— Start —

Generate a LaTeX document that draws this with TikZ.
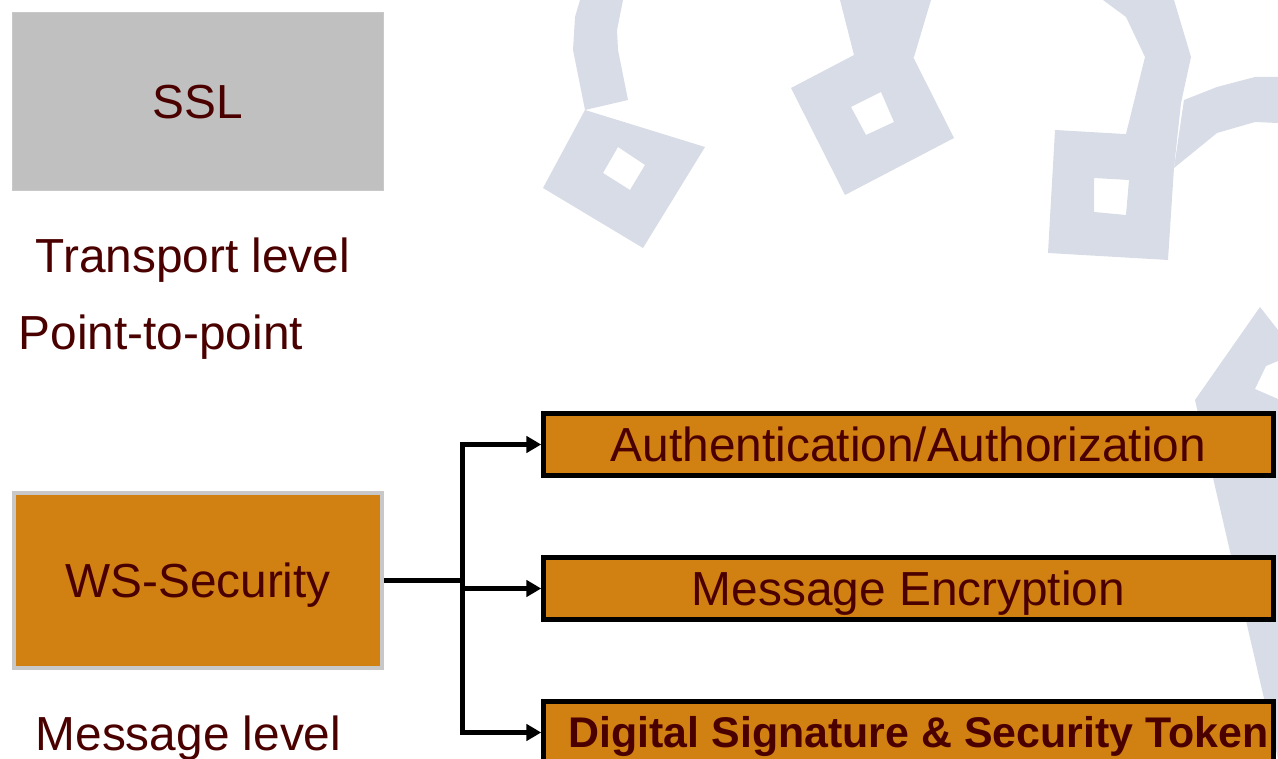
\documentclass[tikz,border=0pt]{standalone}
\usepackage{fontspec}
\setmainfont{Liberation Sans}
\usepackage{tikz}
\usetikzlibrary{arrows.meta, positioning}
\definecolor{ink}{HTML}{4B0000}
\definecolor{amber}{HTML}{D18012}
\definecolor{silver}{HTML}{C0C0C0}
\definecolor{rim}{HTML}{C8C8C8}
\definecolor{wmark}{HTML}{D8DCE6}

\begin{document}
\begin{tikzpicture}[
  font=\fontsize{13.6}{16}\selectfont,
  txt/.style={text=ink, inner sep=0pt},
  lvl/.style={txt, anchor=base west},
  pbox/.style={draw=rim, line width=0.4pt, fill=silver, text=ink,
               minimum width=3.71cm, minimum height=1.78cm,
               text height=9.7pt, text depth=0pt},
  wbox/.style={draw=rim, line width=1.2pt, fill=amber, text=ink,
               minimum width=3.68cm, minimum height=1.75cm,
               text height=9.7pt, text depth=0pt},
  fbox/.style={draw=black, line width=1.3pt, fill=amber, text=ink,
               minimum width=7.30cm, minimum height=0.62cm, inner sep=0pt,
               text height=9.7pt, text depth=0pt},
  wire/.style={line width=1.4pt},
  ar/.style={wire, -{Triangle[length=4.2pt, width=4.6pt]}},
  lock/.style={fill=wmark, even odd rule}
]
\useasboundingbox (0,0) rectangle (12.78,7.59);

% ================= background: pale locks =================
\fill[lock] (5.43,5.71) -- (5.85,6.49) -- (7.05,6.12) -- (6.43,5.11) -- cycle
            (6.18,6.12) -- (6.45,5.94) -- (6.30,5.69) -- (6.03,5.86) -- cycle;
\fill[wmark] (5.85,6.49) -- (5.73,7.09) -- (5.75,7.42) -- (5.80,7.59)
          -- (6.23,7.59) -- (6.17,7.29) -- (6.18,7.09) -- (6.28,6.59) -- cycle;

\fill[lock] (7.91,6.71) -- (9.00,7.28) -- (9.54,6.21) -- (8.45,5.64) -- cycle
            (8.81,6.67) -- (8.94,6.37) -- (8.66,6.24) -- (8.51,6.52) -- cycle;
\fill[wmark] (8.54,7.04) -- (8.40,7.59) -- (9.31,7.59) -- (9.14,7.02) -- cycle;

\fill[lock] (10.55,6.29) -- (11.76,6.22) -- (11.68,4.99) -- (10.48,5.06) -- cycle
            (10.94,5.81) -- (11.29,5.79) -- (11.26,5.44) -- (10.94,5.47) -- cycle;
\fill[wmark] (11.26,6.25) -- (11.45,7.02) -- (11.26,7.42) -- (11.03,7.59)
          -- (11.74,7.59) -- (11.91,7.02) -- (11.81,6.56) -- (11.74,5.91) -- cycle;
\fill[wmark] (11.84,6.59) -- (12.17,6.72) -- (12.55,6.82) -- (12.78,6.82)
          -- (12.78,6.36) -- (12.55,6.37) -- (12.17,6.26) -- (11.74,5.91) -- cycle;

\fill[lock] (12.60,4.52) -- (12.78,4.29) -- (12.78,0.00) -- (11.95,3.59) -- cycle
            (12.66,3.93) -- (12.78,3.98) -- (12.78,3.60) -- (12.55,3.70) -- cycle;

% ================= LEFT: transport vs message level =================
\node[pbox] (ssl) at (1.98, 6.575) {SSL};
\node[lvl] (trans) at (0.35, 4.86) {Transport level};
\node[lvl] (p2p)   at (0.18, 4.09) {Point-to-point};

\node[wbox] (ws) at (1.98, 1.785) {WS-Security};
\node[lvl] (msg) at (0.35, 0.08) {Message level};

% ================= RIGHT: what WS-Security gives =================
\node[fbox] (auth) at (9.085, 3.145) {Authentication/Authorization};
\node[fbox] (enc)  at (9.085, 1.705) {Message Encryption};
\node[fbox, font=\bfseries\fontsize{12.2}{14}\selectfont, text height=8.7pt]
  (sig) at (9.085, 0.265) {\hspace*{0.2cm}Digital Signature \& Security Token};

% --- fan-out ---
\coordinate[right=0.78cm of ws.east] (jn);
\draw[wire] (ws.east) -- (jn);
\draw[ar] (jn) |- (auth.west);
\draw[ar] (jn) |- (enc.west);
\draw[ar] (jn) |- (sig.west);

\end{tikzpicture}
\end{document}
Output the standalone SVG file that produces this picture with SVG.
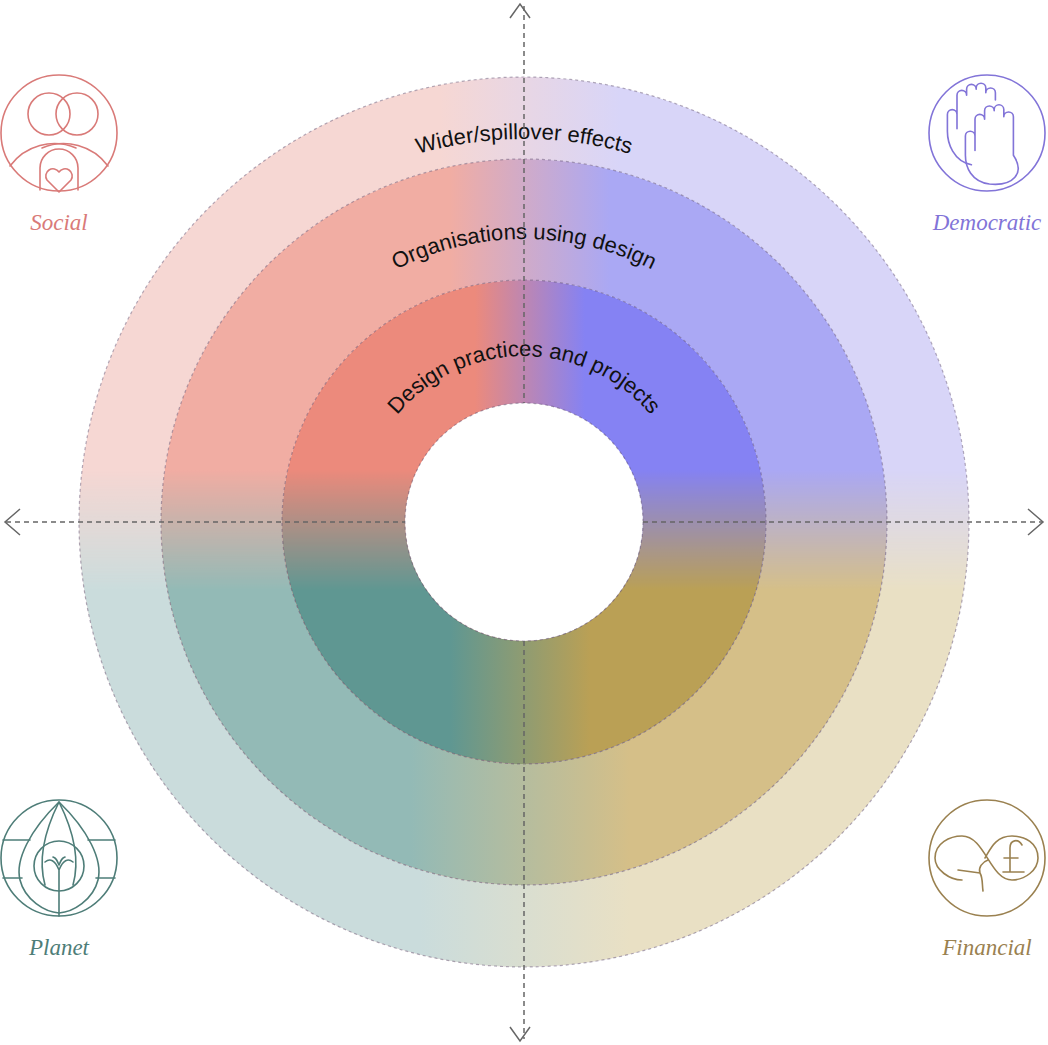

— End —

### Written request
Without the pictures, transcribe the listing above exactly.

### Exercise answer
Generate a LaTeX document that draws this with TikZ.
\documentclass[tikz,border=0pt]{standalone}
\usepackage{fontspec}
\setmainfont{Liberation Sans}
\usepackage{tikz}
\usetikzlibrary{arrows.meta, positioning}
\definecolor{ink}{HTML}{4B0000}
\definecolor{amber}{HTML}{D18012}
\definecolor{silver}{HTML}{C0C0C0}
\definecolor{rim}{HTML}{C8C8C8}
\definecolor{wmark}{HTML}{D8DCE6}

\begin{document}
\begin{tikzpicture}[
  font=\fontsize{13.6}{16}\selectfont,
  txt/.style={text=ink, inner sep=0pt},
  lvl/.style={txt, anchor=base west},
  pbox/.style={draw=rim, line width=0.4pt, fill=silver, text=ink,
               minimum width=3.71cm, minimum height=1.78cm,
               text height=9.7pt, text depth=0pt},
  wbox/.style={draw=rim, line width=1.2pt, fill=amber, text=ink,
               minimum width=3.68cm, minimum height=1.75cm,
               text height=9.7pt, text depth=0pt},
  fbox/.style={draw=black, line width=1.3pt, fill=amber, text=ink,
               minimum width=7.30cm, minimum height=0.62cm, inner sep=0pt,
               text height=9.7pt, text depth=0pt},
  wire/.style={line width=1.4pt},
  ar/.style={wire, -{Triangle[length=4.2pt, width=4.6pt]}},
  lock/.style={fill=wmark, even odd rule}
]
\useasboundingbox (0,0) rectangle (12.78,7.59);

% ================= background: pale locks =================
\fill[lock] (5.43,5.71) -- (5.85,6.49) -- (7.05,6.12) -- (6.43,5.11) -- cycle
            (6.18,6.12) -- (6.45,5.94) -- (6.30,5.69) -- (6.03,5.86) -- cycle;
\fill[wmark] (5.85,6.49) -- (5.73,7.09) -- (5.75,7.42) -- (5.80,7.59)
          -- (6.23,7.59) -- (6.17,7.29) -- (6.18,7.09) -- (6.28,6.59) -- cycle;

\fill[lock] (7.91,6.71) -- (9.00,7.28) -- (9.54,6.21) -- (8.45,5.64) -- cycle
            (8.81,6.67) -- (8.94,6.37) -- (8.66,6.24) -- (8.51,6.52) -- cycle;
\fill[wmark] (8.54,7.04) -- (8.40,7.59) -- (9.31,7.59) -- (9.14,7.02) -- cycle;

\fill[lock] (10.55,6.29) -- (11.76,6.22) -- (11.68,4.99) -- (10.48,5.06) -- cycle
            (10.94,5.81) -- (11.29,5.79) -- (11.26,5.44) -- (10.94,5.47) -- cycle;
\fill[wmark] (11.26,6.25) -- (11.45,7.02) -- (11.26,7.42) -- (11.03,7.59)
          -- (11.74,7.59) -- (11.91,7.02) -- (11.81,6.56) -- (11.74,5.91) -- cycle;
\fill[wmark] (11.84,6.59) -- (12.17,6.72) -- (12.55,6.82) -- (12.78,6.82)
          -- (12.78,6.36) -- (12.55,6.37) -- (12.17,6.26) -- (11.74,5.91) -- cycle;

\fill[lock] (12.60,4.52) -- (12.78,4.29) -- (12.78,0.00) -- (11.95,3.59) -- cycle
            (12.66,3.93) -- (12.78,3.98) -- (12.78,3.60) -- (12.55,3.70) -- cycle;

% ================= LEFT: transport vs message level =================
\node[pbox] (ssl) at (1.98, 6.575) {SSL};
\node[lvl] (trans) at (0.35, 4.86) {Transport level};
\node[lvl] (p2p)   at (0.18, 4.09) {Point-to-point};

\node[wbox] (ws) at (1.98, 1.785) {WS-Security};
\node[lvl] (msg) at (0.35, 0.08) {Message level};

% ================= RIGHT: what WS-Security gives =================
\node[fbox] (auth) at (9.085, 3.145) {Authentication/Authorization};
\node[fbox] (enc)  at (9.085, 1.705) {Message Encryption};
\node[fbox, font=\bfseries\fontsize{12.2}{14}\selectfont, text height=8.7pt]
  (sig) at (9.085, 0.265) {\hspace*{0.2cm}Digital Signature \& Security Token};

% --- fan-out ---
\coordinate[right=0.78cm of ws.east] (jn);
\draw[wire] (ws.east) -- (jn);
\draw[ar] (jn) |- (auth.west);
\draw[ar] (jn) |- (enc.west);
\draw[ar] (jn) |- (sig.west);

\end{tikzpicture}
\end{document}
Output the standalone SVG file that produces this picture with SVG.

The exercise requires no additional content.